Single by Chuck Berry

from the album More Chuck Berry (UK)
- B-side: "Vacation time"
- Released: 1958
- Recorded: June 12, 1958
- Genre: Rock 'n' Roll
- Length: 2:08
- Label: Chess Records
- Songwriter: Chuck Berry

Chuck Berry singles chronology
| "Johnny B. Goode" (1958) | "Beautiful Delilah" (1958) | "Carol" (1958) |

= Beautiful Delilah =

"Beautiful Delilah" is a single by American rock 'n' roll pioneer Chuck Berry released by Chess in 1958, with "Vacation Time" as its B-side. It reached number 81 on the Billboard Hot 100.

== Personnel ==
- Chuck Berry - vocals, guitar
- Paul Gayten - piano
- Willie Dixon - double bass
- Odie Payne - drums

== Charts ==

| US Billboard Hot 100 | 81 |

== Other versions ==
The Kinks covered the song as the opening track of their 1964 debut album.

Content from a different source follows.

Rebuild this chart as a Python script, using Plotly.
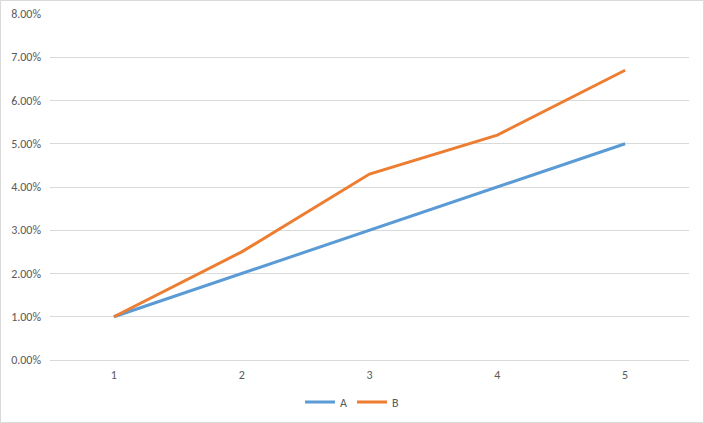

The Rolling Stones covered the song in 1964 on the BBC's Saturday Club, released in 2017 on their live album On Air. They covered it again as the closing track of their 2026 studio album Foreign Tongues. Mark Deming of AllMusic described the Stones' 2026 rendition as "stripped down to an acoustic country blues".